NEW YORK (Reuters) - Credit rating agency Standard and Poor’s said on Monday that it sees “at least” a one-in-three chance of Greece exiting the euro zone in the coming months, an outcome which could lead the financially fragile country to another sovereign default.
“This could be brought about by Greece rejecting the reforms demanded by the troika - the European Commission, International Monetary Fund and European Central Bank - and a consequent suspension of external financial support,” S&P said in a statement accompanying a new report.
“Such an outcome would, in our view, seriously damage Greece’s economy and fiscal position in the medium term and most likely lead to another Greek sovereign default,” it said.
But the impact of a Greek exit on other fiscally weak euro zone countries could be less clear cut, S&P said, with other sovereigns unlikely to follow Greece out of the monetary union.
“We believe that the hardships the Greek population would suffer were Greece to exit would dissuade any other member state from following suit,” S&P said in the report.
The rating agency added that “it is our base-case assumption that a Greek exit by itself would not automatically trigger further downward sovereign rating actions elsewhere.
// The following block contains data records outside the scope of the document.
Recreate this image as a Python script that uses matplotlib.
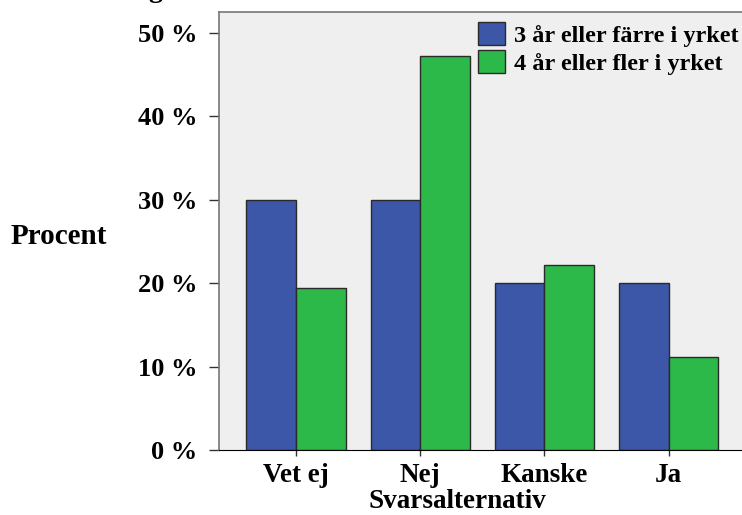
import matplotlib.pyplot as plt
import numpy as np

categories = ["Vet ej", "Nej", "Kanske", "Ja"]
series_names = ["3 år eller färre i yrket", "4 år eller fler i yrket"]
upp_till_3 = [30.0, 30.0, 20.0, 20.0]
fyra_plus = [19.4, 47.2, 22.2, 11.1]
yticks = [0, 10, 20, 30, 40, 50]

plt.rcParams['font.family'] = ['Liberation Serif', 'DejaVu Serif']
plt.rcParams['font.weight'] = 'bold'

W, H = 742, 515
fig = plt.figure(figsize=(W / 100, H / 100), dpi=100)
# axes run off the right edge of the figure
ax = fig.add_axes([219 / W, 65 / H, 523 / W, 438 / H])
ax.set_facecolor('#efefef')

x = np.arange(len(categories))
w = 0.40
ax.bar(x - w / 2, upp_till_3, w, color='#3c56a8', edgecolor='#2a2a2a', linewidth=1.0,
       label=series_names[0])
ax.bar(x + w / 2, fyra_plus, w, color='#2db84a', edgecolor='#2a2a2a', linewidth=1.0,
       label=series_names[1])

ax.set_xlim(-0.62, 3.59)
ax.set_ylim(0, 52.5)
ax.set_xticks(x)
ax.set_xticklabels(categories, fontsize=19.5, fontweight='bold')
ax.set_yticks(yticks)
ax.set_yticklabels([f"{v} %" for v in yticks], fontsize=19, fontweight='bold')
ax.tick_params(axis='y', length=7.5, width=1, color='#333333', pad=8)
ax.tick_params(axis='x', length=4.5, width=1, color='#333333', pad=5)

for side in ['top', 'left']:
    ax.spines[side].set_color('#777777')
    ax.spines[side].set_linewidth(1.2)
ax.spines['bottom'].set_color('#000000')
ax.spines['right'].set_visible(False)

ax.set_xlabel("Svarsalternativ", fontsize=19.5, fontweight='bold')
ax.xaxis.set_label_coords((457 - 219) / 523, -(508 - 450) / 438)
ax.xaxis.label.set_va('baseline')
fig.text(11 / W, 1 - 236 / H, "Procent", fontsize=21, fontweight='bold',
         va='center', ha='left')
# title above the frame, clipped by the figure edge
fig.text(155 / W, 1 + 3 / H, "g", fontsize=20, fontweight='bold',
         ha='center', va='baseline')

leg = ax.legend(loc='upper left', bbox_to_anchor=(478 / W, 1 - 22 / H),
                bbox_transform=fig.transFigure, frameon=False,
                fontsize=17.5, handlelength=1.1, handleheight=1.05, handletextpad=0.4,
                labelspacing=0.15, borderpad=0, borderaxespad=0)
for t in leg.get_texts():
    t.set_fontweight('bold')

fig.savefig("out.png", dpi=100)
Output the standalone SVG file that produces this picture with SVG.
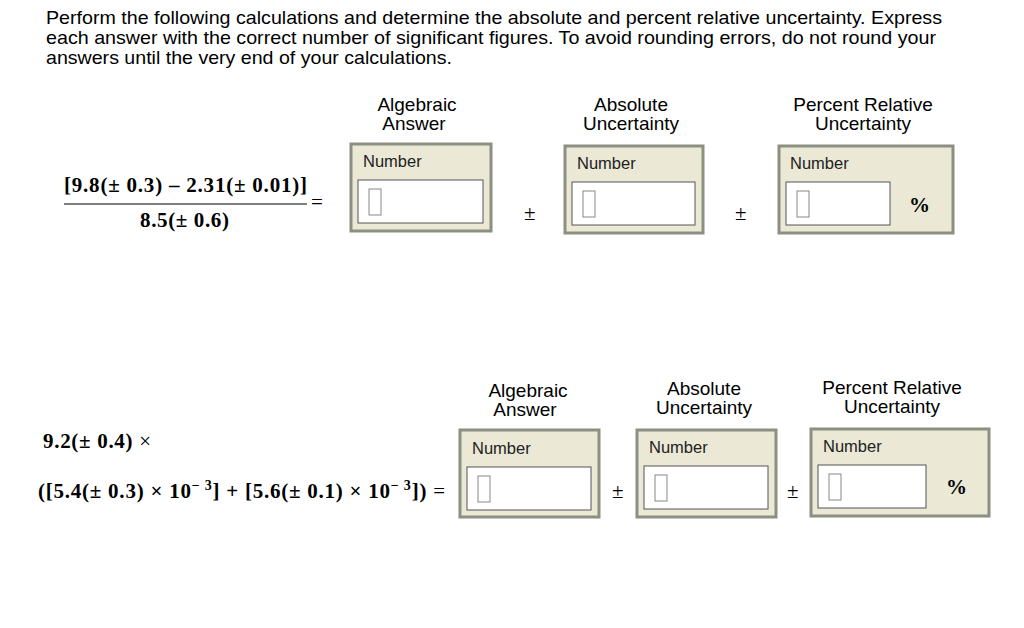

Much will depend, however, on the European policy reaction following a Greek exit.”
The S&P report came a day before finance chiefs of the Group of Seven leading industrialized powers are to hold emergency talks on the euro zone debt crisis in a sign of heightened global alarm about strains in the 17-member European currency area.
Global markets have been rattled by new signs of strain in the euro zone including political turmoil in Greece as austerity fatigue sets in among voters who are rejecting a push for yet more belt tightening.